Rząd PiS coraz bardziej pacyfikuje państwową telewizję, w tym roku ponad 160 ludzi albo zostało zwolnionych albo sami odeszli.
Wielu dziennikarzy odeszło bo nie chcieli brać udziału w politycznej czystce.
Taka sytuacja jest dowodem na to, że pan Kaczyński postanowił kontrolować państwowe media i przekazywać swoje własne nacjonalistyczne widzenie świata.
To jest ograniczanie wolności obywatelskich poprzez autorytarne dryfowanie rządu PiS, a więc istnieje duże ryzyko dla wolności wypowiedzi.
Rządowi z PiS ściągnęli rękawiczki i nawet nie próbują niczego ukrywać, bo oni widzą narodowe media po swojemu, media mają reprezentować rząd (prezesa PiS), jeśli ktoś się nie zgadza, to nie musi tam pracować.
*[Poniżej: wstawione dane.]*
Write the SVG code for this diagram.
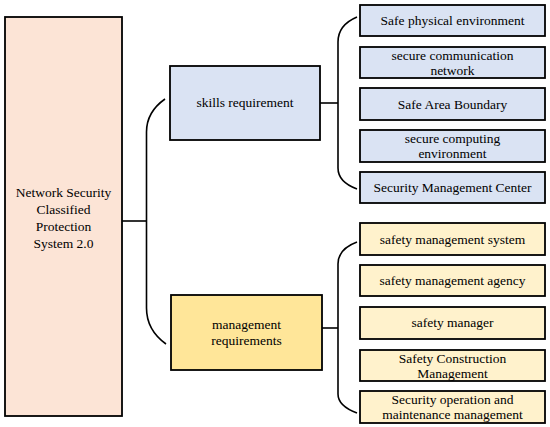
<svg xmlns="http://www.w3.org/2000/svg" width="550" height="427" viewBox="0 0 550 427">
<style>
rect{stroke:#000;stroke-width:1.8}
.root{fill:#fce4d6}
.blue{fill:#dae3f3}
.ylw{fill:#fff2cc}
.mg{fill:#ffe699}
text{font-family:"Liberation Serif","Times New Roman",serif;font-size:13.5px;fill:#000;text-anchor:middle}
.c{fill:none;stroke:#000;stroke-width:1.6}
</style>
<rect width="550" height="427" fill="#fff" style="stroke:none"/>
<g id="connectors">
<path class="c" d="M122,221 H146.5"/>
<path class="c" d="M165,99 Q146.5,112 146.5,132 V308 Q146.5,330 166,344"/>
<path class="c" d="M320,103 H338"/>
<path class="c" d="M357,17 Q338,25 338,42 V168 Q338,182 357,189"/>
<path class="c" d="M322,328 H338"/>
<path class="c" d="M357,242 Q338,249 338,264 V394 Q338,406 357,413"/>
</g>
<g id="root"><rect class="root" x="5" y="17" width="117" height="399"/>
<text x="63.5" y="197">Network Security</text><text x="63.5" y="214">Classified</text><text x="63.5" y="231">Protection</text><text x="63.5" y="248">System 2.0</text></g>
<g id="skills"><rect class="blue" x="170" y="66" width="150" height="74"/><text x="245" y="107">skills requirement</text></g>
<g id="mgmt"><rect class="mg" x="171" y="295" width="151" height="75"/><text x="246.5" y="329">management</text><text x="246.5" y="345">requirements</text></g>
<g id="s1"><rect class="blue" x="360" y="5" width="185" height="31"/><text x="452.5" y="25">Safe physical environment</text></g>
<g id="s2"><rect class="blue" x="360" y="47" width="185" height="31"/><text x="452.5" y="60">secure communication</text><text x="452.5" y="75">network</text></g>
<g id="s3"><rect class="blue" x="360" y="88" width="185" height="32"/><text x="452.5" y="109">Safe Area Boundary</text></g>
<g id="s4"><rect class="blue" x="360" y="130" width="185" height="32"/><text x="452.5" y="143">secure computing</text><text x="452.5" y="158">environment</text></g>
<g id="s5"><rect class="blue" x="360" y="172" width="185" height="31"/><text x="452.5" y="192">Security Management Center</text></g>
<g id="m1"><rect class="ylw" x="360" y="223" width="185" height="32"/><text x="452.5" y="244">safety management system</text></g>
<g id="m2"><rect class="ylw" x="360" y="265" width="185" height="31"/><text x="452.5" y="285">safety management agency</text></g>
<g id="m3"><rect class="ylw" x="360" y="307" width="185" height="32"/><text x="452.5" y="327">safety manager</text></g>
<g id="m4"><rect class="ylw" x="360" y="350" width="185" height="31"/><text x="452.5" y="363">Safety Construction</text><text x="452.5" y="378">Management</text></g>
<g id="m5"><rect class="ylw" x="360" y="391" width="185" height="32"/><text x="452.5" y="404">Security operation and</text><text x="452.5" y="419">maintenance management</text></g>
</svg>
Z wiadomości wieczornych państwowej telewizji wynika, że teraz jest próba wprowadzania tak zwanego patriotyzmu i umiłowania porządku.
Wiadomości są konstruowane przez PiS na zasadzie dobrego i złego świata.
PiS stara się stworzyć kluby dla słuchaczy stacji Radio Maryja i dla czytelników tygodnika Gazeta Polska, pan Sakiewicz narzuca czytanie tego co lubi rząd czyli Człowiek Roku pan Kaczyński. Faktycznie to farsa.
W czerwcu pan Kaczyński przemawiał do tłumów bogoojczyźnianych zwolenników PiS i stwierdził, że jest zagrożenie dyktaturą mając na myśli opozycję. Żalił się, że zwolennicy PiS są porównywani do faszystów, a on taki skromny człowiek (polityk) jest porównywany do Lenina, Stalina i do Hitlera.
Prezes Kaczyński upierał się, że PiS wcale nie chce zniszczyć demokracji, a wręcz przeciwnie - PiS chce żeby demokracja była rzeczywista.